Thursday, September 15, 2011

Mission as worship

Mission is one thing. Worship is another. The only time that they meet is when a missionary comes to our "worship service" to tell us about what he is doing, show us some slides and ask for money.
That is kind of the attitude that dominates the church world. Not in those words but certainly in how we act and what we emphasize. Dave Black calls that false division out with a new essay, Missions As a Lifestyle of Worship. Here is an extensive quote, I hope Dr. Black doesn't mind:
For this reason, I can’t be content any longer to talk about a missional theology without at least exploring its implications for its transformation potential. God’s concerns are much bigger than the typical church’s concerns. Take worship for example. Understood biblically, worship is not a gathering of individual Christians seeking an intimate experience with God. Rather, worship is the offering of our lives sacrificially to Him daily (see Rom. 12:1-2). Worship is not merely an occasional activity of the believer. Instead, it defines the core of Christian discipleship: We are called to be worshippers in every sphere of life by participating in the Triune God’s mission in the world. This can take place only through intentional “neighboring” practices and in relationship with non-Christians. The key is for ordinary Christians (like you and me) to develop their capacity to serve their neighbors in love. The work of the Spirit is crucial to this renewed participation in society. Christians are to embody the ethics of Jesus before a watching world, providing it with a limited but powerful glimpse of what it means to be a bearer of God’s image. The Gospels clearly present Jesus as constantly moving into unfamiliar territory across cultural barriers and social lines. And at the heart of it all is the cross – the profound need for reconciliation through Jesus Christ, in whom God has acted to overcome the enmity of human sin. True Christian discipleship always means taking part in Christ’s ministry in the world in a dynamic yet concrete fashion.

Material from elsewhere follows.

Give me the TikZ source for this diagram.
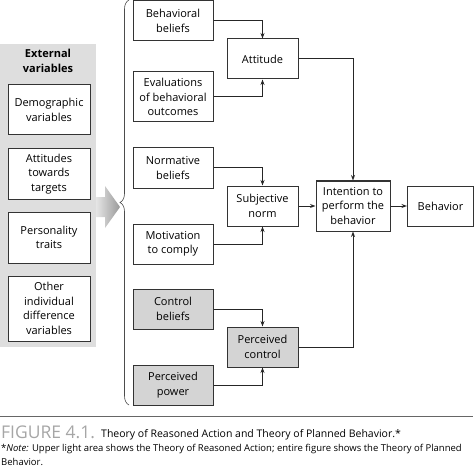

Thus, when we speak of worship today, a much wider definition is needed. The church does not gather in order to worship. Believers gather as worshippers who have found their vocation in sharing in the community of Christ as He sends them like sheep among wolves to minister to the needs of others. This, as I said, represents a major paradigm shift in my own understanding of Christian worship. As I see it, too much of what passes as Christian worship today is unaffected by the world. It stands aloof, isolated, and ingrown. The incarnation and crucifixion are sung about but the realties behind these truths are rarely put into practice. Rather than participating deeply in the life of the world, the church holds itself apart from the world. This leads, in turn, to a highly individualistic conception of discipleship – a kind of anthropocentricism focused solely on an individual relationship with Jesus that fails to take into account the wider fabric of the Christian community, not to mention the Triune God’s life and activity with all creation. What remains is a watered-down, emasculated version of worship in which the vocation of the church as a missional, worshiping Body is severely diminished.
I spent quite a bit of time in the mindset that is prevalent in the church, especially in the conservative, highly academic corners, that sees "worship" as the purpose for the gathering of the church and "worship" defined as making believers into smarter, more discerning and theologically astute Christians. The assumption was that we needed to constantly refine our doctrine within the church, making disciples who were theologically mature (as we defined it) and this would inevitably lead to service and evangelism (i.e. inviting people to church). The problem with this mindset is that rather than leading to the assumed results we end up with Christians that are better and better informed and less and less engaged in mission. Church becomes an end in and of itself rather than a vehicle to reach a greater purpose, the purpose of carrying out God's mission in the world as His ambassadors.

A study of the New Testament gives us a far more robust, vibrant faith. It takes Paul out of the imaginary study full of scrolls where he spent his time preparing sermons and puts him out among the lost preaching Christ, working for a living among unbelievers, encouraging and equipping the church for the work of ministry so that they would not become overly dependent on him. It shows us a church under unimaginable persecution but simultaneously filled with joy, living in community and on fire for missions. There was little room for denominations, seminaries, committee meetings and mission boards because there were simply too many people who needed to encounter Jesus. I read the New Testament and then I look around and wonder what happened. It seems that comfort, ease, affluence happened and we have found it easier and more comfortable to turn inward, acting more like the world every day and yet reaching that same world less and less. We need to get back to the church as a distinctive, salty witness to the world that is not only distinct from the world but reaching that same world for Christ.